Sunday, May 17, 2015

Help the Rohingya

In the past week, I've been seeing a lot of news stories focusing on the plight of the Rohingya, a Muslim people who mostly live in the Burmese state of Rakhine, where they are relentlessly persecuted, subjected to massacres and expulsions, and denied basic rights of any kind.  The Burmese authorities refuse to give them citizenship, claiming that they are from Bangladesh, while the government in Bangladesh disputes this claim and will not recognize the Rohingya as their responsibility either.  Hence, the Rohingya are a people without a country to call home.  They have been in the news recently because many of them, having attempted to flee persecution in Burma, now find themselves stranded at sea in appalling conditions on less than seaworthy boats because no country will give them refuge. 

When I saw the clips of the Rohingyas stranded on ships in the middle of the ocean begging for help, it reminded me of a dark chapter in Canadian history when in 1939, Canada turned away the St. Louis, a ship loaded with over nine hundred Jewish refugees fleeing Nazi Germany.  Actually, Canada was only one of several countries, including the U.S., Cuba and other Caribbean states that refused to allow the Jews to disembark on their soil.  This ship eventually sailed back to Europe, where some of the refugees ultimately met their deaths in the Nazi concentration camps.  Hence, as a Jew, I strongly empathize with the plight of the Rohingya people as their situation is not too dissimilar from the former situation of the Jewish people, who not too long ago were a people without a country, unwelcome wherever they hoped to find refuge.  Now it seems that the world is failing to stop the genocide against the Rohingya just as it failed to stop the slaughter of six million Jews in the Holocaust.  Have we learned nothing from history?

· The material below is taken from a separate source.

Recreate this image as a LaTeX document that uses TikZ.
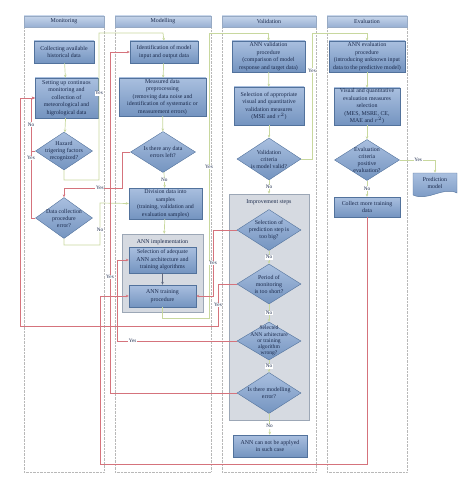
\documentclass[tikz,border=0pt]{standalone}
\usepackage{fontspec}
\setmainfont{Liberation Serif}
\usepackage{xcolor}
\usetikzlibrary{shapes.geometric,arrows.meta}

\definecolor{navy}{HTML}{1B2A4C}
\definecolor{boxtop}{HTML}{A9BFDF}
\definecolor{boxbot}{HTML}{7494C0}
\definecolor{boxline}{HTML}{52729C}
\definecolor{headtop}{HTML}{C6D5EA}
\definecolor{headbot}{HTML}{98B0D3}
\definecolor{grpfill}{HTML}{D6DAE1}
\definecolor{grpline}{HTML}{9CA7B6}
\definecolor{okline}{HTML}{C8D89E}
\definecolor{backline}{HTML}{D5737C}
\definecolor{colline}{HTML}{B8B8B8}

\begin{document}
\begin{tikzpicture}[x=1pt,y=-1pt,
    every node/.style={font=\fontsize{5.9}{7.5}\selectfont, text=navy},
    head/.style={rectangle, draw=boxline!60, top color=headtop, bottom color=headbot,
      minimum height=11pt, inner sep=0pt},
    proc/.style={rectangle, draw=boxline, top color=boxtop, bottom color=boxbot,
      align=center, inner sep=0pt},
    dec/.style={diamond, draw=boxline, top color=boxtop, bottom color=boxbot,
      align=center, inner sep=-14pt, font=\fontsize{5.9}{7}\selectfont},
    grp/.style={rectangle, draw=grpline, fill=grpfill, inner sep=0pt},
    yn/.style={fill=white, inner sep=0.7pt, font=\fontsize{5.2}{6}\selectfont},
    ok/.style={draw=okline, line width=0.7pt, -{Stealth[length=3pt,width=2.6pt]}},
    back/.style={draw=backline, line width=0.7pt, -{Stealth[length=3pt,width=2.6pt]}},
    dark/.style={draw=navy!70, line width=0.5pt, -{Stealth[length=3pt,width=2.6pt]}}]
  \useasboundingbox (0,0) rectangle (474,489);
  % columns and headers
  \foreach \xa/\xb in {24/104,115/211,222/316,327/407}
    \draw[colline, densely dotted] (\xa,27) rectangle (\xb,472);
  \node[head, minimum width=80pt] (hmon) at (64,21.5) {Monitoring};
  \node[head, minimum width=96pt] (hmod) at (163,21.5) {Modelling};
  \node[head, minimum width=94pt] (hval) at (269,21.5) {Validation};
  \node[head, minimum width=80pt] (heva) at (367,21.5) {Evaluation};
  % group boxes
  \node[grp, minimum width=81pt, minimum height=78pt,
        label={[anchor=north, yshift=-2.5pt]north:ANN implementation}] (impl) at (162.5,273) {};
  \node[grp, minimum width=80pt, minimum height=226pt,
        label={[anchor=north, yshift=-2.5pt]north:Improvement steps}] (impr) at (269,307) {};
  % monitoring
  \node[proc, minimum width=60pt, minimum height=22pt] (hist) at (64,52)
    {Collecting available\\historical data};
  \node[proc, minimum width=63pt, minimum height=40pt] (setup) at (66.5,98)
    {Setting up continuos\\monitoring and\\collection of\\meteorological and\\higrological data};
  \node[dec, minimum width=57pt, minimum height=38pt] (haz) at (64,151)
    {Hazard\\trigering factors\\recognized?};
  \node[dec, minimum width=57pt, minimum height=41pt] (dce) at (64,218)
    {Data collection\\procedure\\error?};
  % modelling
  \node[proc, minimum width=68pt, minimum height=22pt] (ident) at (164,52)
    {Identification of model\\input and output data};
  \node[proc, minimum width=87pt, minimum height=38pt] (prep) at (162.5,97)
    {Measured data\\preprocessing\\(removing data noise and\\identification of systematic or\\measurement errors)};
  \node[dec, minimum width=65pt, minimum height=41pt] (derr) at (163,152)
    {Is there any data\\errors left?};
  \node[proc, minimum width=73pt, minimum height=31pt] (div) at (165.5,203.5)
    {Division data into\\samples\\(training, validation and\\evaluation samples)};
  \node[proc, minimum width=67pt, minimum height=26pt] (sel) at (162.5,260)
    {Selection of adequate\\ANN architecture and\\training algorithms};
  \node[proc, minimum width=67pt, minimum height=22pt] (train) at (162.5,296)
    {ANN training\\procedure};
  % validation
  \node[proc, minimum width=73pt, minimum height=31pt] (valp) at (268.5,56.5)
    {ANN validation\\procedure\\(comparison of model\\response and target data)};
  \node[proc, minimum width=70pt, minimum height=38pt] (valm) at (269,106)
    {Selection of appropriate\\visual and quantitative\\validation measures\\(MSE and $r^2$)};
  \node[dec, minimum width=64pt, minimum height=42pt] (valc) at (269,159)
    {Validation\\criteria\\is model valid?};
  \node[dec, minimum width=64pt, minimum height=41pt] (step) at (269,230)
    {Selection of\\prediction step is\\too big?};
  \node[dec, minimum width=64pt, minimum height=40pt] (mon) at (269,284)
    {Period of\\monitoring\\is too short?};
  \node[dec, minimum width=64pt, minimum height=38pt,
        font=\fontsize{5.6}{6.3}\selectfont] (arch) at (269,341)
    {Selected\\ANN arhitecture\\or training\\algorithm\\wrong?};
  \node[dec, minimum width=64pt, minimum height=41pt] (merr) at (269,393)
    {Is there modelling\\error?};
  \node[proc, minimum width=74pt, minimum height=22pt] (cant) at (270,446)
    {ANN can not be applyed\\in such case};
  % evaluation
  \node[proc, minimum width=76pt, minimum height=31pt] (evp) at (367,56.5)
    {ANN evaluation\\procedure\\(introducing unknown input\\data to the predictive model)};
  \node[proc, minimum width=66pt, minimum height=37pt] (evm) at (367,106.5)
    {Visual and quantitative\\evaluation measures\\selection\\(MES, MSRE, CE,\\MAE and $r^2$)};
  \node[dec, minimum width=65pt, minimum height=41pt] (evc) at (367,160)
    {Evaluation\\criteria\\positive\\evaluation?};
  \node[proc, minimum width=66pt, minimum height=20pt] (coll) at (367,207)
    {Collect more training\\data};
  % prediction model (document shape)
  \path[draw=boxline, top color=boxtop, bottom color=boxbot]
    (413,173) -- (457,173) -- (457,193)
    .. controls (443,186) and (428,202) .. (413,195) -- cycle;
  \node[inner sep=0pt, minimum width=44pt, minimum height=20pt, align=center] (pred) at (435,183)
    {Prediction\\model};
  % forward connectors
  \draw[ok] (hist) -- (setup);
  \draw[ok] (setup) -- (haz);
  \draw[ok] (haz.south) -- (64,180) -- (99,180) -- node[yn, pos=0.59] {Yes} (99,33) -- (163,33) -- (ident.north);
  \draw[ok] (dce.south) -- (64,245) -- (100,245) -- node[yn, pos=0.36] {No} (100,203) -- (div.west);
  \draw[ok] (ident) -- (prep);
  \draw[ok] (prep) -- (derr);
  \draw[ok] (derr) -- node[yn] {No} (div);
  \draw[ok] (div) -- (impl);
  \draw[dark] (sel) -- (train);
  \draw[ok] (train.south) -- (162.5,318) -- (209,318) -- node[yn, pos=0.53] {Yes} (209,33) -- (268.5,33) -- (valp.north);
  \draw[ok] (valp) -- (valm);
  \draw[ok] (valm) -- (valc);
  \draw[ok] (valc) -- node[yn] {No} (impr);
  \draw[ok] (valc.east) -- (312,159) -- node[yn, pos=0.7] {Yes} (312,33) -- (367,33) -- (evp.north);
  \draw[ok] (step) -- node[yn] {No} (mon);
  \draw[ok] (mon) -- node[yn] {No} (arch);
  \draw[ok] (arch) -- node[yn] {No} (merr);
  \draw[ok] (merr) -- node[yn, pos=0.6] {No} (cant);
  \draw[ok] (evp) -- (evm);
  \draw[ok] (evm) -- (evc);
  \draw[ok] (evc) -- node[yn] {No} (coll);
  \draw[ok] (evc.east) -- node[yn, pos=0.52] {Yes} (435,160) -- (pred.north);
  % back connectors
  \draw[back] (dce.west) -- (31,218) -- node[yn, pos=0.5] {Yes} (31,98) -- (setup.west);
  \draw[back] (haz.west) -- (31,151) -- node[yn, pos=0.5] {No} (31,98) -- (setup.west);
  \draw[back] (derr.west) -- (122,152) -- (122,188) -- node[yn, pos=0.38] {Yes} (64,188) -- (dce.north);
  \draw[back] (mon.west) -- (218,284) -- node[yn] {Yes} (218,326) -- (20,326) -- (20,98) -- (setup.west);
  \draw[back] (step.west) -- (213,230) -- node[yn] {Yes} (213,296) -- (train.east);
  \draw[back] (arch.west) -- node[yn, pos=0.87] {Yes} (117,341) -- (117,260) -- (sel.west);
  \draw[back] (merr.west) -- (110,393) -- node[yn, pos=0.34] {Yes} (110,52) -- (ident.west);
  \draw[back] (coll.south) -- (367,464) -- (100,464) -- (100,296) -- (train.west);
\end{tikzpicture}
\end{document}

The Rohingya need more than the small handouts and lip service that they have been getting from the international community so far.  They need the world to take action and stop the persecution and genocide that is being committed against them in Burma.  Furthermore, they need to have place that they can call home.  I argued in one of my first blog posts that every persecuted people needs a homeland of their own, and even pointed to the Rohingya as an example (see: Why the Jewish People and Every Other Persecuted Nation Need a Home to Call Their Own).  Indeed, just as the Jewish Holocaust may have been prevented had the Jews had a country of their own when the Nazi death machine emerged, so too may the existence of a Rohingya homeland prevent the continuing genocide against the Rohingya Muslims.     

1 comment:

  1. Should the Rohingya have a separate country they call 'home' ? Or should they, being MUSLIMS, have refuge in a muslim country where they will not be persecuted by 'non-muslims'? Or should they have a separate country carved out on the border between Myanmar and Bangladesh which they can call home and rule themselves as they wish. As a democracy maybe but most likely as a Shariah state?